>> START Listed entries

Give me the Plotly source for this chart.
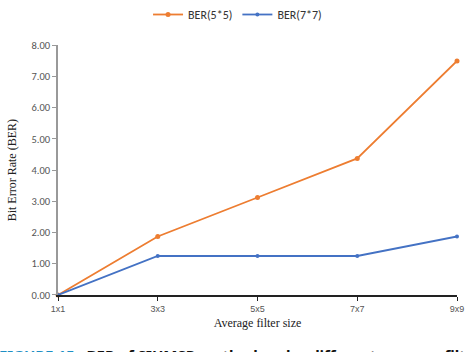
import plotly.graph_objects as go

categories = ["1x1", "3x3", "5x5", "7x7", "9x9"]
ber_5x5 = [0.0, 1.875, 3.125, 4.375, 7.5]
ber_7x7 = [0.0, 1.25, 1.25, 1.25, 1.875]
y_ticks = [0, 1, 2, 3, 4, 5, 6, 7, 8]

fig = go.Figure()
fig.add_trace(go.Scatter(x=categories, y=ber_5x5, name="BER(5*5)", mode="lines+markers",
                         line=dict(color="#ED7D31", width=1.8), marker=dict(size=5, color="#ED7D31"),
                         cliponaxis=False))
fig.add_trace(go.Scatter(x=categories, y=ber_7x7, name="BER(7*7)", mode="lines+markers",
                         line=dict(color="#4472C4", width=1.8), marker=dict(size=4, color="#4472C4"),
                         cliponaxis=False))

fig.update_layout(
    width=474, height=352,
    margin=dict(l=58, r=10, t=26, b=57),
    paper_bgcolor="white", plot_bgcolor="white",
    showlegend=True,
    legend=dict(orientation="h", x=0.45, xref="paper", xanchor="center", y=1.0, yref="container",
                yanchor="top", font=dict(family="Carlito, Noto Sans, sans-serif", size=12, color="#333333"),
                tracegroupgap=0, traceorder="normal"),
    xaxis=dict(type="category", range=[0, 4], showline=True, linecolor="#222222", linewidth=1.5,
               ticks="outside", ticklen=4, tickcolor="#222222", showgrid=False, zeroline=False,
               tickfont=dict(family="Liberation Sans, sans-serif", size=9, color="#555555"),
               title=dict(text="Average filter size", font=dict(family="Liberation Serif, serif", size=12, color="#222222"),
                          standoff=6)),
    yaxis=dict(range=[0, 8], tickvals=y_ticks, tickformat=".2f", ticksuffix="%", showline=True,
               linecolor="#999999", linewidth=1.5, ticks="outside", ticklen=4, tickcolor="#999999",
               showgrid=False, zeroline=False,
               tickfont=dict(family="Carlito, Liberation Sans, sans-serif", size=10.5, color="#555555"),
               title=dict(text="Bit Error Rate (BER)", font=dict(family="Liberation Serif, serif", size=12, color="#222222"),
                          standoff=12)),
)

fig.add_annotation(xref="paper", yref="paper", x=-62/406, y=-52/269, xanchor="left", yanchor="top",
                   showarrow=False, align="left",
                   text="<b><span style='color:#1d8fc4'>FIGURE 15.</span>  BER of SIHMSP method under different average filtering sizes.</b>",
                   font=dict(family="Noto Sans, sans-serif", size=15, color="#111111"))

fig.write_html("out.html")
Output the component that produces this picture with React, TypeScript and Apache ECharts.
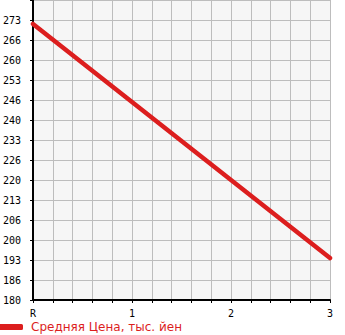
import React, { useEffect, useRef } from "react";
import * as echarts from "echarts";

const xPositions = [0, 1, 2, 3];
const xTickLabels = ["R", "1", "2", "3"];
const priceValues = [272, 246, 220, 194];
const seriesName = "Средняя Цена, тыс. йен";
const yMin = 180;
const yMax = 280;
const yStep = 20 / 3;

export default function App() {
  const ref = useRef<HTMLDivElement>(null);
  useEffect(() => {
    if (!ref.current) return;
    const chart = echarts.init(ref.current, null, { renderer: "svg" });
    const red = "#dc1e1e";
    chart.setOption({
      animation: false,
      grid: {
        left: 31,
        top: 0,
        width: 299,
        height: 300,
        show: true,
        backgroundColor: "#f6f6f6",
        borderWidth: 0,
      },
      legend: {
        left: -3,
        top: 321,
        padding: 0,
        itemWidth: 26,
        itemHeight: 6,
        icon: "roundRect",
        textStyle: {
          color: red,
          fontSize: 12,
          fontFamily: "DejaVu Sans",
          padding: [0, 0, 0, 3],
        },
        data: [{ name: seriesName, itemStyle: { color: red } }],
      },
      xAxis: {
        type: "value",
        min: 0,
        max: 3,
        interval: 0.2,
        axisLine: { show: true, lineStyle: { color: "#000", width: 2 } },
        axisTick: { show: true, length: 3, lineStyle: { color: "#000" } },
        splitLine: { show: true, lineStyle: { color: "#bdbdbd", width: 1 } },
        axisLabel: {
          margin: 8,
          fontSize: 10,
          fontFamily: "DejaVu Sans Mono",
          color: "#000",
          formatter: (v: number) => {
            const i = xPositions.findIndex((p) => Math.abs(p - v) < 1e-6);
            return i >= 0 ? xTickLabels[i] : "";
          },
        },
      },
      yAxis: {
        type: "value",
        min: yMin,
        max: yMax,
        interval: yStep,
        axisLine: { show: true, lineStyle: { color: "#000", width: 2 } },
        axisTick: { show: true, length: 3, lineStyle: { color: "#000" } },
        splitLine: { show: true, lineStyle: { color: "#bdbdbd", width: 1 } },
        axisLabel: {
          margin: 30,
          align: "left",
          verticalAlign: "middle",
          padding: [0, 0, 7, 0],
          fontSize: 10,
          fontFamily: "DejaVu Sans Mono",
          color: "#000",
          formatter: (v: number) =>
            Math.abs(v - yMax) < 1e-6 ? "" : String(Math.floor(v + 1e-6)),
        },
      },
      series: [
        {
          name: seriesName,
          type: "line",
          data: xPositions.map((x, i) => [x, priceValues[i]]),
          showSymbol: false,
          symbol: "none",
          lineStyle: { color: red, width: 4.5, cap: "round" },
          itemStyle: { color: red },
        },
      ],
    });
    return () => chart.dispose();
  }, []);
  return (
    <div
      ref={ref}
      style={{ position: "absolute", left: 0, top: 0, width: 345, height: 335 }}
    />
  );
}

>> END Listed entries

**Exercise:** Make a verbatim copy of all the entries and strip out the pictures.

**Solved exercise:**
Give me the Plotly source for this chart.
import plotly.graph_objects as go

categories = ["1x1", "3x3", "5x5", "7x7", "9x9"]
ber_5x5 = [0.0, 1.875, 3.125, 4.375, 7.5]
ber_7x7 = [0.0, 1.25, 1.25, 1.25, 1.875]
y_ticks = [0, 1, 2, 3, 4, 5, 6, 7, 8]

fig = go.Figure()
fig.add_trace(go.Scatter(x=categories, y=ber_5x5, name="BER(5*5)", mode="lines+markers",
                         line=dict(color="#ED7D31", width=1.8), marker=dict(size=5, color="#ED7D31"),
                         cliponaxis=False))
fig.add_trace(go.Scatter(x=categories, y=ber_7x7, name="BER(7*7)", mode="lines+markers",
                         line=dict(color="#4472C4", width=1.8), marker=dict(size=4, color="#4472C4"),
                         cliponaxis=False))

fig.update_layout(
    width=474, height=352,
    margin=dict(l=58, r=10, t=26, b=57),
    paper_bgcolor="white", plot_bgcolor="white",
    showlegend=True,
    legend=dict(orientation="h", x=0.45, xref="paper", xanchor="center", y=1.0, yref="container",
                yanchor="top", font=dict(family="Carlito, Noto Sans, sans-serif", size=12, color="#333333"),
                tracegroupgap=0, traceorder="normal"),
    xaxis=dict(type="category", range=[0, 4], showline=True, linecolor="#222222", linewidth=1.5,
               ticks="outside", ticklen=4, tickcolor="#222222", showgrid=False, zeroline=False,
               tickfont=dict(family="Liberation Sans, sans-serif", size=9, color="#555555"),
               title=dict(text="Average filter size", font=dict(family="Liberation Serif, serif", size=12, color="#222222"),
                          standoff=6)),
    yaxis=dict(range=[0, 8], tickvals=y_ticks, tickformat=".2f", ticksuffix="%", showline=True,
               linecolor="#999999", linewidth=1.5, ticks="outside", ticklen=4, tickcolor="#999999",
               showgrid=False, zeroline=False,
               tickfont=dict(family="Carlito, Liberation Sans, sans-serif", size=10.5, color="#555555"),
               title=dict(text="Bit Error Rate (BER)", font=dict(family="Liberation Serif, serif", size=12, color="#222222"),
                          standoff=12)),
)

fig.add_annotation(xref="paper", yref="paper", x=-62/406, y=-52/269, xanchor="left", yanchor="top",
                   showarrow=False, align="left",
                   text="<b><span style='color:#1d8fc4'>FIGURE 15.</span>  BER of SIHMSP method under different average filtering sizes.</b>",
                   font=dict(family="Noto Sans, sans-serif", size=15, color="#111111"))

fig.write_html("out.html")
Output the component that produces this picture with React, TypeScript and Apache ECharts.
import React, { useEffect, useRef } from "react";
import * as echarts from "echarts";

const xPositions = [0, 1, 2, 3];
const xTickLabels = ["R", "1", "2", "3"];
const priceValues = [272, 246, 220, 194];
const seriesName = "Средняя Цена, тыс. йен";
const yMin = 180;
const yMax = 280;
const yStep = 20 / 3;

export default function App() {
  const ref = useRef<HTMLDivElement>(null);
  useEffect(() => {
    if (!ref.current) return;
    const chart = echarts.init(ref.current, null, { renderer: "svg" });
    const red = "#dc1e1e";
    chart.setOption({
      animation: false,
      grid: {
        left: 31,
        top: 0,
        width: 299,
        height: 300,
        show: true,
        backgroundColor: "#f6f6f6",
        borderWidth: 0,
      },
      legend: {
        left: -3,
        top: 321,
        padding: 0,
        itemWidth: 26,
        itemHeight: 6,
        icon: "roundRect",
        textStyle: {
          color: red,
          fontSize: 12,
          fontFamily: "DejaVu Sans",
          padding: [0, 0, 0, 3],
        },
        data: [{ name: seriesName, itemStyle: { color: red } }],
      },
      xAxis: {
        type: "value",
        min: 0,
        max: 3,
        interval: 0.2,
        axisLine: { show: true, lineStyle: { color: "#000", width: 2 } },
        axisTick: { show: true, length: 3, lineStyle: { color: "#000" } },
        splitLine: { show: true, lineStyle: { color: "#bdbdbd", width: 1 } },
        axisLabel: {
          margin: 8,
          fontSize: 10,
          fontFamily: "DejaVu Sans Mono",
          color: "#000",
          formatter: (v: number) => {
            const i = xPositions.findIndex((p) => Math.abs(p - v) < 1e-6);
            return i >= 0 ? xTickLabels[i] : "";
          },
        },
      },
      yAxis: {
        type: "value",
        min: yMin,
        max: yMax,
        interval: yStep,
        axisLine: { show: true, lineStyle: { color: "#000", width: 2 } },
        axisTick: { show: true, length: 3, lineStyle: { color: "#000" } },
        splitLine: { show: true, lineStyle: { color: "#bdbdbd", width: 1 } },
        axisLabel: {
          margin: 30,
          align: "left",
          verticalAlign: "middle",
          padding: [0, 0, 7, 0],
          fontSize: 10,
          fontFamily: "DejaVu Sans Mono",
          color: "#000",
          formatter: (v: number) =>
            Math.abs(v - yMax) < 1e-6 ? "" : String(Math.floor(v + 1e-6)),
        },
      },
      series: [
        {
          name: seriesName,
          type: "line",
          data: xPositions.map((x, i) => [x, priceValues[i]]),
          showSymbol: false,
          symbol: "none",
          lineStyle: { color: red, width: 4.5, cap: "round" },
          itemStyle: { color: red },
        },
      ],
    });
    return () => chart.dispose();
  }, []);
  return (
    <div
      ref={ref}
      style={{ position: "absolute", left: 0, top: 0, width: 345, height: 335 }}
    />
  );
}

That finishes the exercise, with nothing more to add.